For two decades, CFLs lacked precisely what we expect from lightbulbs: strong, unwavering light; quiet; not to mention shapes that actually fit in the places we use bulbs. Now every one of those problems has been conquered. The bulbs come on quickly; their light is bright, white, steady, and silent; and the old U-shaped tubes–they looked like bulbs from a World War II submarine–have mostly been replaced by the swirl. Since 1985, CFLs have changed as much as cell phones and portable music players.

One thing hasn’t changed: the energy savings. Compact fluorescents emit the same light as classic incandescents but use 75% or 80% less electricity.

What that means is that if every one of 110 million American households bought just one ice-cream-cone bulb, took it home, and screwed it in the place of an ordinary 60-watt bulb, the energy saved would be enough to power a city of 1.5 million people. One bulb swapped out, enough electricity saved to power all the homes in Delaware and Rhode Island. In terms of oil not burned, or greenhouse gases not exhausted into the atmosphere, one bulb is equivalent to taking 1.3 million cars off the roads.

I replaced the bulbs in the overhead fixture in my study with compact fluorescents, and I’m not crazy with the quality of the light they’re producing. But I may not have chosen the best new bulbs. I have been replacing outdoor lights with fluorescents, though, as I don’t care as much about the light quality there.

But look who’s spreading the technology:

In the next 12 months, starting with a major push this month, Wal-Mart wants to sell every one of its regular customers–100 million in all–one swirl bulb. In the process, Wal-Mart wants to change energy consumption in the United States, and energy consciousness, too. It also aims to change its own reputation, to use swirls to make clear how seriously Wal-Mart takes its new positioning as an environmental activist.

It’s a bold goal, a remarkable declaration of Wal-Mart’s intention to modernize and green up a whole line of business using market oomph.
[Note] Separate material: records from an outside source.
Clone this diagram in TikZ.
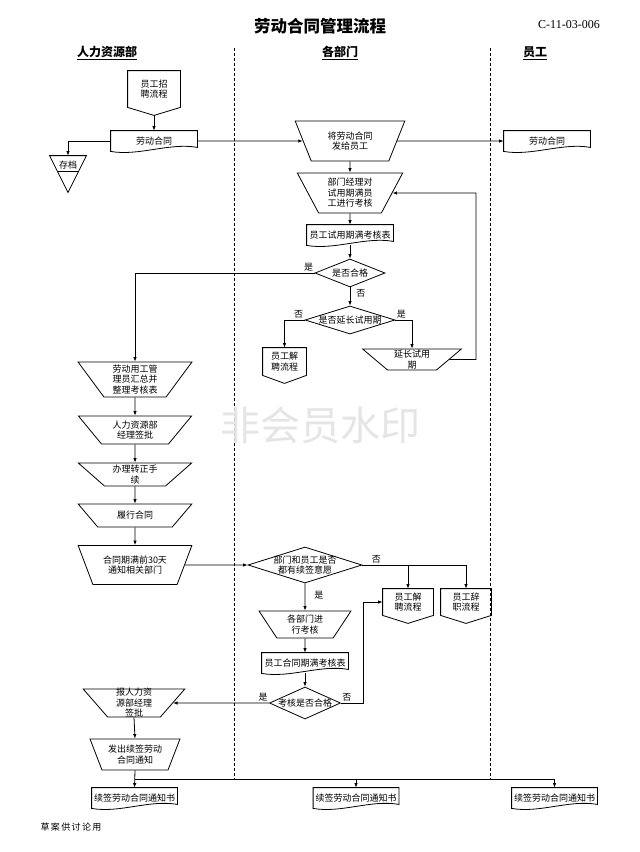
\documentclass[tikz,border=0pt]{standalone}
\usepackage{fontspec}
\setmainfont{Liberation Serif}
\newfontfamily\cjk{Noto Sans CJK SC}
\usetikzlibrary{shapes.geometric,positioning,calc,arrows.meta}

\begin{document}
\begin{tikzpicture}[x=1pt, y=-1pt, line width=0.8pt,
  arr/.style={-{Latex[length=4.5pt,width=3.5pt]}},
  lane/.style={dash pattern=on 3pt off 2pt},
  txt/.style={font=\cjk\fontsize{9}{10.5}\selectfont, align=center},
  yn/.style={font=\cjk\fontsize{9}{10}\selectfont, inner sep=1pt},
  head/.style={font=\cjk\bfseries\fontsize{12}{14}\selectfont},
  manual/.style={txt, trapezium, draw, trapezium left angle=#1, trapezium right angle=#1,
    trapezium stretches=true, inner sep=1pt},
  decide/.style={diamond, draw, inner sep=0pt, label={[txt]center:#1}},
  doc/.style={txt, rectangle, minimum width=86, minimum height=20, inner sep=0pt,
    append after command={\pgfextra{\draw (\tikzlastnode.north west) -- (\tikzlastnode.north east)
      -- ([yshift=4pt]\tikzlastnode.south east) .. controls +(-28,-5) and +(28,5) .. (\tikzlastnode.south west) -- cycle;}}},
  offpage/.style={txt, rectangle, inner sep=0pt,
    append after command={\pgfextra{\draw (\tikzlastnode.south west) -- (\tikzlastnode.north west)
      -- (\tikzlastnode.north east) -- (\tikzlastnode.south east) -- ([yshift=-8pt]\tikzlastnode.south) -- cycle;}}},
  archive/.style={minimum width=36, minimum height=36, inner sep=0pt,
    append after command={\pgfextra{\draw (\tikzlastnode.north west) -- (\tikzlastnode.north east) -- (\tikzlastnode.south) -- cycle;
      \draw ($(\tikzlastnode.north west)!0.42!(\tikzlastnode.south)$) -- ($(\tikzlastnode.north east)!0.42!(\tikzlastnode.south)$);}},
    label={[txt, yshift=9pt]center:存档}}
]
  \path[use as bounding box, fill=white] (0,0) rectangle (640,852);

  % Title and lanes
  \node[font=\cjk\bfseries\fontsize{16.5}{20}\selectfont] (title) at (320,26) {劳动合同管理流程};
  \node[font=\fontsize{12}{14}\selectfont] (code) at (569,25) {C-11-03-006};
  \node[head] (hHR) at (107,53) {\underline{人力资源部}};
  \node[head] (hDept) at (340,53) {\underline{各部门}};
  \node[head] (hEmp) at (535,53) {\underline{员工}};
  \draw[lane] (234,48) -- (234,779);
  \draw[lane] (490,48) -- (490,779);
  \node[font=\cjk\fontsize{40}{44}\selectfont, text=gray!20] (mark) at (320,425) {非会员水印};

  % Signing the contract
  \node[offpage, minimum width=52, minimum height=36] (recruit) at (154,89) {员工招\\聘流程};
  \node[doc] (contractHR) at (154,141) {劳动合同};
  \node[archive] (archive) at (68,174) {};
  \node[manual=115, minimum width=110, minimum height=40] (sendEmp) at (350,141) {将劳动合同\\发给员工};
  \node[doc] (contractEmp) at (547,141) {劳动合同};

  % Probation review
  \node[manual=117, minimum width=106, minimum height=40] (review) at (350,193) {部门经理对\\试用期满员\\工进行考核};
  \node[doc] (probForm) at (350,235) {员工试用期满考核表};
  \node[decide=是否合格, minimum width=70, minimum height=28] (pass1) at (350,273) {};
  \node[decide=是否延长试用期, minimum width=90, minimum height=28] (extend) at (350,320) {};
  \node[offpage, minimum width=43, minimum height=27] (dismissA) at (284.5,361.5) {员工解\\聘流程};
  \node[manual=133, minimum width=99, minimum height=21] (extendTrap) at (412,359.5) {延长试用\\期};
  \coordinate (loop) at (476,193);

  % HR side
  \node[manual=122, minimum width=114, minimum height=35] (summary) at (135,379.5) {劳动用工管\\理员汇总并\\整理考核表};
  \node[manual=128, minimum width=114, minimum height=28] (hrApprove) at (135,430) {人力资源部\\经理签批};
  \node[manual=134, minimum width=114, minimum height=23] (regular) at (135,474.5) {办理转正手\\续};
  \node[manual=134, minimum width=114, minimum height=23] (perform) at (135,515.5) {履行合同};
  \node[manual=119, minimum width=114, minimum height=39] (notify30) at (135,565) {合同期满前30天\\通知相关部门};

  % Renewal
  \node[decide=部门和员工是否\\都有续签意愿, minimum width=114, minimum height=36] (renew) at (305,565) {};
  \node[offpage, minimum width=50, minimum height=26] (dismissB) at (408,602) {员工解\\聘流程};
  \node[offpage, minimum width=50, minimum height=26] (resign) at (466,602) {员工辞\\职流程};
  \node[manual=120, minimum width=92, minimum height=27] (deptEval) at (305,624.5) {各部门进\\行考核};
  \node[doc] (contractForm) at (305,663) {员工合同期满考核表};
  \node[decide=考核是否合格, minimum width=71, minimum height=32] (pass2) at (305,703) {};
  \node[manual=125, minimum width=102, minimum height=28, inner ysep=-2pt] (hrSign) at (134,703) {报人力资\\源部经理\\签批};
  \node[manual=116, minimum width=90, minimum height=31] (sendNotice) at (135,754.5) {发出续签劳动\\合同通知};
  \node[doc, minimum width=85] (noticeHR) at (134.5,798) {续签劳动合同通知书};
  \node[doc, minimum width=85] (noticeDept) at (356,798) {续签劳动合同通知书};
  \node[doc, minimum width=85] (noticeEmp) at (554.5,798) {续签劳动合同通知书};
  \coordinate (bus) at (135,779);
  \node[font=\cjk\fontsize{9}{10}\selectfont\addfontfeature{LetterSpace=15}] (draft) at (71,827) {草案供讨论用};

  % Connectors
  \draw[arr] ([yshift=-8pt]recruit.south) -- (contractHR.north);
  \draw[arr] (contractHR.west) -| (archive.north);
  \draw[arr] (contractHR.east) -- (sendEmp.west);
  \draw[arr] (sendEmp.east) -- (contractEmp.west);
  \draw[arr] (sendEmp.south) -- (review.north);
  \draw[arr] (review.south) -- (probForm.north);
  \draw[arr] (probForm.south) -- (pass1.north);
  \draw[arr] (pass1.west) node[yn, above left] {是} -| (summary.north);
  \draw[arr] (pass1.south) node[yn, below right=1pt and 5pt] {否} -- (extend.north);
  \draw[arr] (extend.west) node[yn, above left] {否} -| (dismissA.north);
  \draw[arr] (extend.east) node[yn, above right] {是} -| (extendTrap.north);
  \draw[arr] (extendTrap.east) -| (loop) -- (review.east);
  \draw[arr] (summary.south) -- (hrApprove.north);
  \draw[arr] (hrApprove.south) -- (regular.north);
  \draw[arr] (regular.south) -- (perform.north);
  \draw[arr] (perform.south) -- (notify30.north);
  \draw[arr] (notify30.east) -- (renew.west);
  \draw[arr] (renew.east) node[yn, above right=0pt and 8pt] {否} -| (resign.north);
  \draw[arr] (renew.east -| dismissB.north) -- (dismissB.north);
  \draw[arr] (renew.south) -- node[yn, right=8pt, pos=0.45] {是} (deptEval.north);
  \draw[arr] (deptEval.south) -- (contractForm.north);
  \draw[arr] (contractForm.south) -- (pass2.north);
  \draw[arr] (pass2.west) node[yn, above left] {是} -- (hrSign.east);
  \draw[arr] (pass2.east) node[yn, above right] {否} -- ++(22,0) |- (dismissB.west);
  \draw[arr] (hrSign.south) -- (sendNotice.north);
  \draw[arr] (sendNotice.south) -- (noticeHR.north);
  \draw[arr] (bus) -| (noticeDept.north);
  \draw[arr] (bus) -| (noticeEmp.north);
\end{tikzpicture}
\end{document}
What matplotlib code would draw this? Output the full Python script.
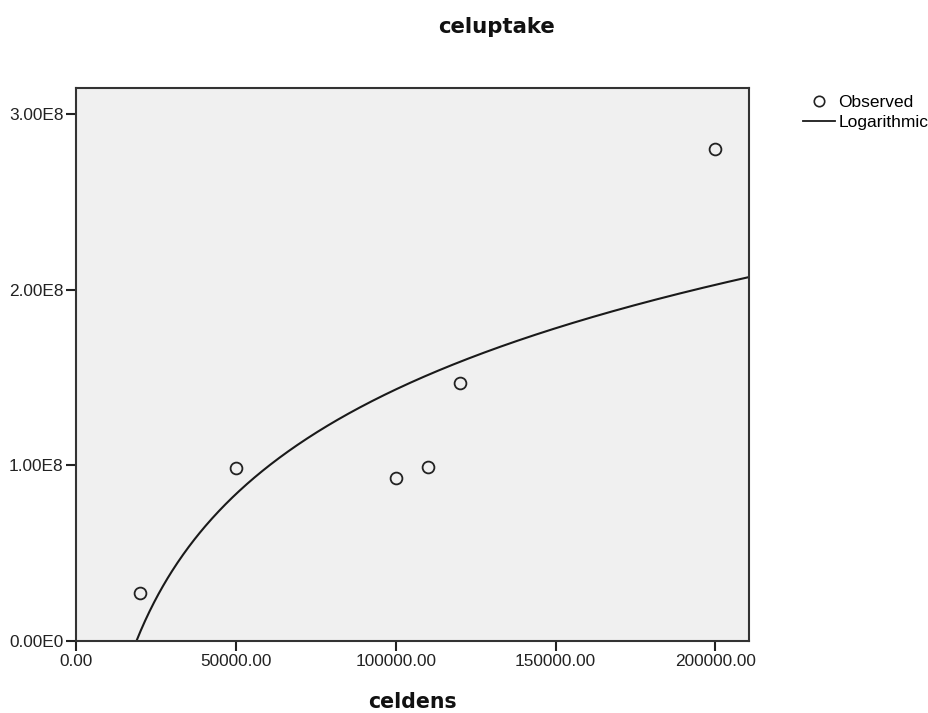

Teaming up with General Electric, which owns about 60% of the residential lightbulb market in the United States, Wal-Mart wants to single-handedly double U.S. sales for CFLs in a year, and it wants demand to surge forward after that.

Diane Lindsley, the hardware buyer who decides what goes in the lightbulb aisles at Wal-Mart, thinks 100 million swirls is perfectly reasonable.

No doubt we’ll hear more complaints about evil monopsony power, though.